▶ **What you need to do**: Could you repeat, exactly as they stand, the lines between the one with "Give me the TikZ source for this diagram." and the one with "color=transparent!0, outer color=transparent!100]", inclusive, minus the pictures?

▶ **Data rows**:
----------------------------------------

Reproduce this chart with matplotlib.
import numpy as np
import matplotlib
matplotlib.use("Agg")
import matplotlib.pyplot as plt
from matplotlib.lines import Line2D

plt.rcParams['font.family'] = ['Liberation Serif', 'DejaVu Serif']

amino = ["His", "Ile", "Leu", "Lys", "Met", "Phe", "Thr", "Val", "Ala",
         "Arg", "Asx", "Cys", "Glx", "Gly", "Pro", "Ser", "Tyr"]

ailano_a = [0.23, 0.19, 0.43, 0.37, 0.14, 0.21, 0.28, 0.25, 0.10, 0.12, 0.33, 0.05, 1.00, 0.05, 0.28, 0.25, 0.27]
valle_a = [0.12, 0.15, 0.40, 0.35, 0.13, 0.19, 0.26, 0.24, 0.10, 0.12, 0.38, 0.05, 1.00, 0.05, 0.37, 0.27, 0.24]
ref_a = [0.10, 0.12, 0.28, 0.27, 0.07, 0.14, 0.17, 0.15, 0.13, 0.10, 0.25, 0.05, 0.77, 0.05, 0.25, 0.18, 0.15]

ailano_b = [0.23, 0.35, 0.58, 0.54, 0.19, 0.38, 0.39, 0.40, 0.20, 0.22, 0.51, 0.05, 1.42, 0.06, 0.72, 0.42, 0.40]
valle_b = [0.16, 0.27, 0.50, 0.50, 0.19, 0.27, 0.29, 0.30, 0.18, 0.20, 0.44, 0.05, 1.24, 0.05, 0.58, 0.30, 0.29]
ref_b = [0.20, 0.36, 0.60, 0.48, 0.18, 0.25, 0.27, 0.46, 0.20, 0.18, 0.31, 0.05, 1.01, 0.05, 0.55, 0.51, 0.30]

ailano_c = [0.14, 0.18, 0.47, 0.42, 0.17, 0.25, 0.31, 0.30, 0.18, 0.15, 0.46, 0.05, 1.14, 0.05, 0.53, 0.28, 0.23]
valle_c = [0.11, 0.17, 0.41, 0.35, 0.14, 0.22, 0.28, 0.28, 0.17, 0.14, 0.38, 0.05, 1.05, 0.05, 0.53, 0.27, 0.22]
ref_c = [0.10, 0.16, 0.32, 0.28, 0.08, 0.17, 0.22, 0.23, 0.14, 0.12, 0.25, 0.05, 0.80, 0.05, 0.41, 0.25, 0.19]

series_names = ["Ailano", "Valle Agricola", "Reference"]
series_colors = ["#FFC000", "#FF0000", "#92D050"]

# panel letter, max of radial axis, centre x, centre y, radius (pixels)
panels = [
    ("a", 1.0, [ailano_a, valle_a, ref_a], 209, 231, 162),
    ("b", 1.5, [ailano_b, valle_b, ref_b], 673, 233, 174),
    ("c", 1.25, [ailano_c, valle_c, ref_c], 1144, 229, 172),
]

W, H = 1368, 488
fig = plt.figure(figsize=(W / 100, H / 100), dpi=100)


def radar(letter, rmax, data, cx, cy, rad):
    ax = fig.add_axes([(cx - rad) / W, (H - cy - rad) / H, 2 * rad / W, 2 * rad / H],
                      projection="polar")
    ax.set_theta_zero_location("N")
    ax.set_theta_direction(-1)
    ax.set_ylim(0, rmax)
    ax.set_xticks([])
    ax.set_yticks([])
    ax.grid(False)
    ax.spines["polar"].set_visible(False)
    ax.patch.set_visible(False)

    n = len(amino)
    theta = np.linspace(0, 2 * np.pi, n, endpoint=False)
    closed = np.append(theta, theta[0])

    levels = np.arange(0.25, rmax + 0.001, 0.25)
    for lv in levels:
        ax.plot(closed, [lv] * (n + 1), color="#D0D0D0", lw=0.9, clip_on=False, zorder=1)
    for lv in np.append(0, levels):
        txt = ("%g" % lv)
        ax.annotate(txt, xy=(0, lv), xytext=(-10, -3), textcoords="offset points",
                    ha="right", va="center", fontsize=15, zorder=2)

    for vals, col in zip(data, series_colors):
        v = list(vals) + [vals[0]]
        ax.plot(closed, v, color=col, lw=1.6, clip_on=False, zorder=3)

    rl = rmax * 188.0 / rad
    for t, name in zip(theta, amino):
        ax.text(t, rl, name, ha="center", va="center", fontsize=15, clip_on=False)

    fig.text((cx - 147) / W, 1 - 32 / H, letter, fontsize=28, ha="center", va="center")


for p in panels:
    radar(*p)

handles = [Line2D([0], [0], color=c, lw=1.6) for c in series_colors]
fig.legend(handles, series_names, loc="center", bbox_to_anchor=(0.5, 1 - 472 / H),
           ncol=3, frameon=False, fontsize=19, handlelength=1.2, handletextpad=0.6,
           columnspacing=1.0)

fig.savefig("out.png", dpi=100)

----------------------------------------

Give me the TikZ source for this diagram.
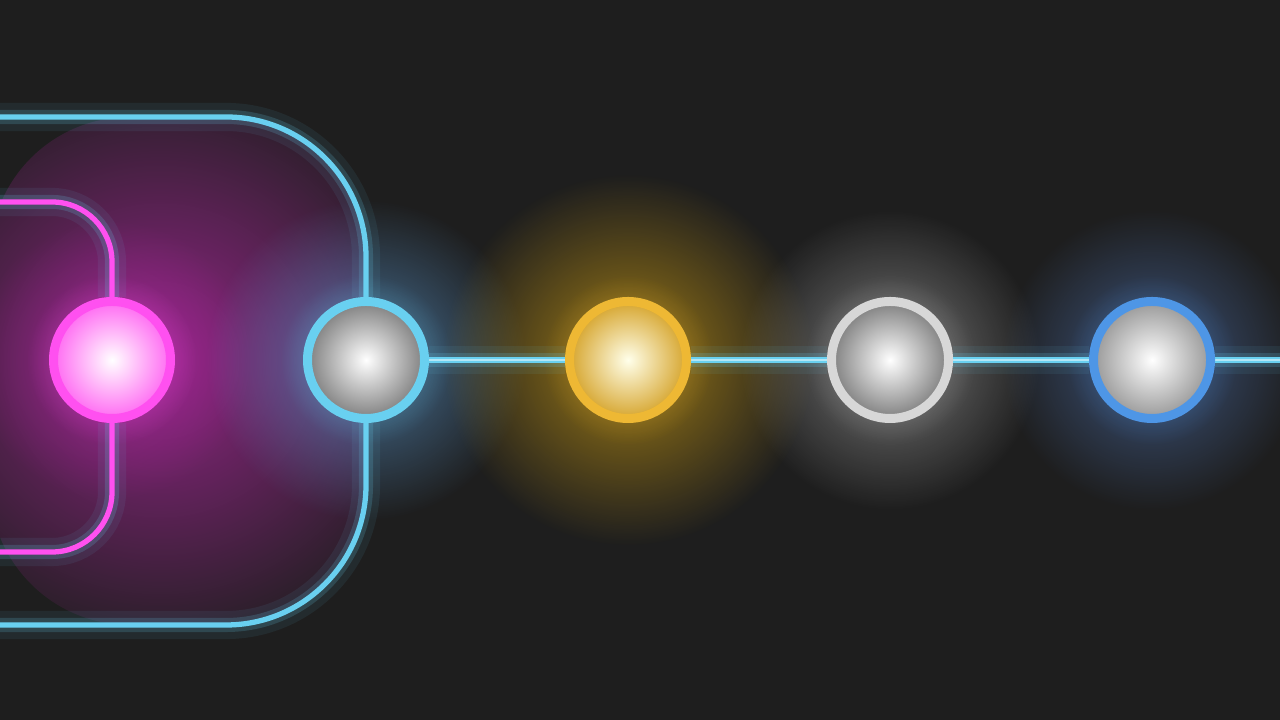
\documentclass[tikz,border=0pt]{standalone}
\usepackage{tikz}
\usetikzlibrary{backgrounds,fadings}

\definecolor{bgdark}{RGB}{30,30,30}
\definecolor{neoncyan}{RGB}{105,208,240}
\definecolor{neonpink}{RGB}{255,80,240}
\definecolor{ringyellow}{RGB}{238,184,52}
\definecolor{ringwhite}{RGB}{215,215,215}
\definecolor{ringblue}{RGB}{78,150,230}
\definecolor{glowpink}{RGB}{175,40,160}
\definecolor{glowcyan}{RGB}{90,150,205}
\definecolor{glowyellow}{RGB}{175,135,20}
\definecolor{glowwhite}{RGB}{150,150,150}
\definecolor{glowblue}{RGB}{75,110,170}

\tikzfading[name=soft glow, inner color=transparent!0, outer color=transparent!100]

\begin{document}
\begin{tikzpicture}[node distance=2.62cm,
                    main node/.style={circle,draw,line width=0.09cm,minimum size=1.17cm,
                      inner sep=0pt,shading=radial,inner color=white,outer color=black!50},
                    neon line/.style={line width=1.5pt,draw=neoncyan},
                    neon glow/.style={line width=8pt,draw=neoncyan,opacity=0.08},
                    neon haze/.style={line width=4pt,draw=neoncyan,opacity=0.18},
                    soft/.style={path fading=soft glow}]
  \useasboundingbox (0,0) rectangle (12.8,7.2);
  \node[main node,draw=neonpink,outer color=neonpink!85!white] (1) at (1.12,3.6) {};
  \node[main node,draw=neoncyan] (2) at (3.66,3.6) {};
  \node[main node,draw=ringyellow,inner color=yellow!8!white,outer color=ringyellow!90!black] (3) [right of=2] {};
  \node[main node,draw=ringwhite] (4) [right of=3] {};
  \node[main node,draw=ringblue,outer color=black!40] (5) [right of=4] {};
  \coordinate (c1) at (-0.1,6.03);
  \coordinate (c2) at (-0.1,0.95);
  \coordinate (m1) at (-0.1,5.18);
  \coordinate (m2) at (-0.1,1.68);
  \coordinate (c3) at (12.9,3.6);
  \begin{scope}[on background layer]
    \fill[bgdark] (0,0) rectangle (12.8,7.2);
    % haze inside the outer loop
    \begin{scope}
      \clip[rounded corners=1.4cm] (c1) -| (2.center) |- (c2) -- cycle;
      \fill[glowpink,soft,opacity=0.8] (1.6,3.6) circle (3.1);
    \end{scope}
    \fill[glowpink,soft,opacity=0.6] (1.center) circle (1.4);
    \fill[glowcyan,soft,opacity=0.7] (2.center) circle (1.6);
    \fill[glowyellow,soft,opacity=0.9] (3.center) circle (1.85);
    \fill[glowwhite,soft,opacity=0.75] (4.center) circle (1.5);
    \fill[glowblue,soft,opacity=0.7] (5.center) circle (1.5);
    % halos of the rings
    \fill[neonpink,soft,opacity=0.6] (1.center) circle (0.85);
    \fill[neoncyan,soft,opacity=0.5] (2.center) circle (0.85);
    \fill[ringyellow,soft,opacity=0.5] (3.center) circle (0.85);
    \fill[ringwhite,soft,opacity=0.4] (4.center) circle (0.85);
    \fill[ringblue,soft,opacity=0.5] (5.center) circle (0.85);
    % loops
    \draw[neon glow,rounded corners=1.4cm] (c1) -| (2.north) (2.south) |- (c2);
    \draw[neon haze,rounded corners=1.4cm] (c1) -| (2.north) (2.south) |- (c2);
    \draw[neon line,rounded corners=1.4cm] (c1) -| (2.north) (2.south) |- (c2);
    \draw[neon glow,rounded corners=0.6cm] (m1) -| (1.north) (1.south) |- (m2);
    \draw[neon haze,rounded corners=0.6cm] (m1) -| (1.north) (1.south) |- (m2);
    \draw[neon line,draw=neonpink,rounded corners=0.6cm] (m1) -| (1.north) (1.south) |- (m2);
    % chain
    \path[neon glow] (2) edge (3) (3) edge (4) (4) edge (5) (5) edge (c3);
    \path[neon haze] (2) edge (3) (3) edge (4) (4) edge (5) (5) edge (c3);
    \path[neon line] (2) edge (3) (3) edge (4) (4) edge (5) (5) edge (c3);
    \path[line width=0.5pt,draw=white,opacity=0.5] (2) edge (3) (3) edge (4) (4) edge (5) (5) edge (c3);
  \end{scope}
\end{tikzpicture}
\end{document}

----------------------------------------

▶ **Output for this exercise**:
Give me the TikZ source for this diagram.
\documentclass[tikz,border=0pt]{standalone}
\usepackage{tikz}
\usetikzlibrary{backgrounds,fadings}

\definecolor{bgdark}{RGB}{30,30,30}
\definecolor{neoncyan}{RGB}{105,208,240}
\definecolor{neonpink}{RGB}{255,80,240}
\definecolor{ringyellow}{RGB}{238,184,52}
\definecolor{ringwhite}{RGB}{215,215,215}
\definecolor{ringblue}{RGB}{78,150,230}
\definecolor{glowpink}{RGB}{175,40,160}
\definecolor{glowcyan}{RGB}{90,150,205}
\definecolor{glowyellow}{RGB}{175,135,20}
\definecolor{glowwhite}{RGB}{150,150,150}
\definecolor{glowblue}{RGB}{75,110,170}

\tikzfading[name=soft glow, inner color=transparent!0, outer color=transparent!100]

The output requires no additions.